Yes, IRR can be manipulated in several ways. Watch for these red flags:

  1. Aggressive Timing Assumptions
    • Exit in <3 years for operating businesses
    • Assuming immediate synergies (first 12 months)
    • Back-loaded cash flows without justification
  2. Creative Cash Flow Definitions
    • Including paper gains (unrealized value)
    • Excluding future capital expenditures
    • Netting management fees against distributions
  3. Selective Benchmarking
    • Comparing to public market returns (apples-to-oranges)
    • Using gross IRR instead of net to investors
    • Cherry-picking time periods (e.g., pre-2008 data)
  4. Structural Enhancements
    • Excessive transaction fees loaded into the deal
    • Artificial leverage (covenant-lite structures)
    • Related-party transactions at favorable terms

To validate IRR claims:

  • Request the complete cash flow waterfall
  • Calculate both gross and net IRR
  • Compare to public market equivalent (PME) benchmarks
  • Stress-test with ±20% exit value variations
How does the calculation change for cross-border acquisitions?

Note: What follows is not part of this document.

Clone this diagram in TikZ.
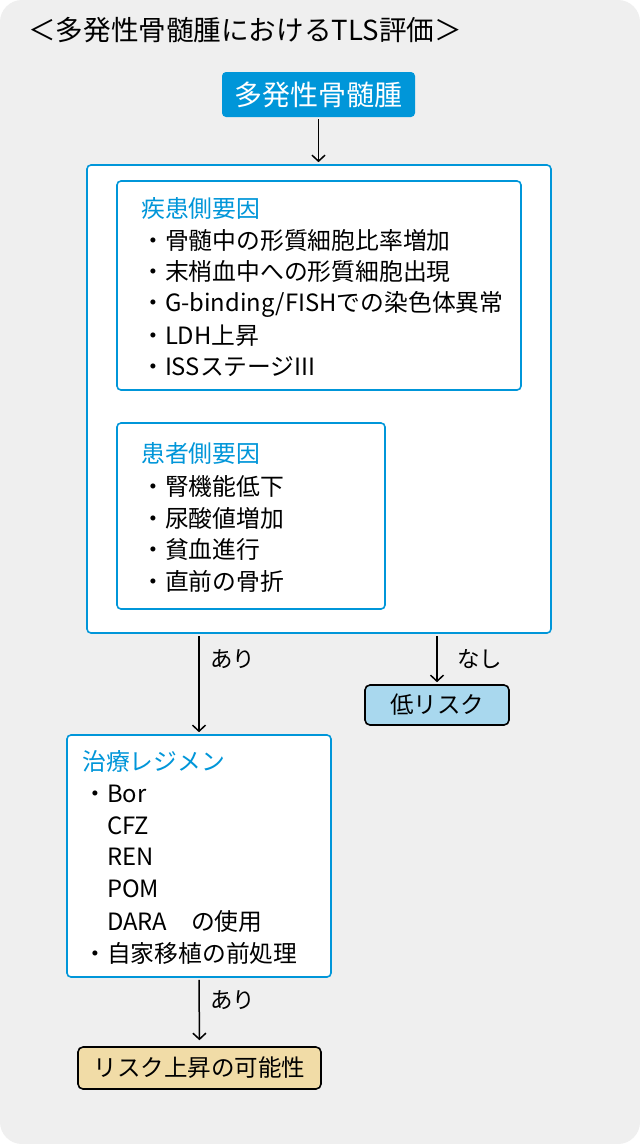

Cross-border acquisitions require four key adjustments to IRR calculations:

  1. Currency Conversion
    • Convert all cash flows to base currency using forward rates, not spot rates
    • Account for hedging costs (typically 1-3% of exposure)
    • Model currency depreciation/appreciation scenarios
  2. Tax Considerations
    • Withholding taxes on dividends (0-30% depending on tax treaty)
    • Capital gains tax on exit (varies by jurisdiction)
    • Transfer pricing adjustments for intercompany transactions
    • VAT/GST recovery opportunities
  3. Additional Costs
    • Local legal/regulatory compliance (add 1-2% of deal value)
    • Cultural integration programs
    • Expatriate management premiums
    • Political risk insurance (0.5-1.5% of investment)
  4. Exit Complexity
    • Local buyer pool may be more limited
    • Repatriation restrictions in some countries
    • Longer sale processes (add 3-6 months)
    • Potential for mandatory local ownership requirements

Example: A US acquirer purchasing a German company should:

  • Use EUR/USD forward curves for cash flow conversion
  • Apply 26.375% German capital gains tax (plus 5.5% solidarity surcharge)
  • Add 1.5% for local legal/compliance costs
  • Model 18-month exit process (vs. 12 months domestic)

This typically reduces net IRR by 3-5 percentage points compared to domestic acquisitions.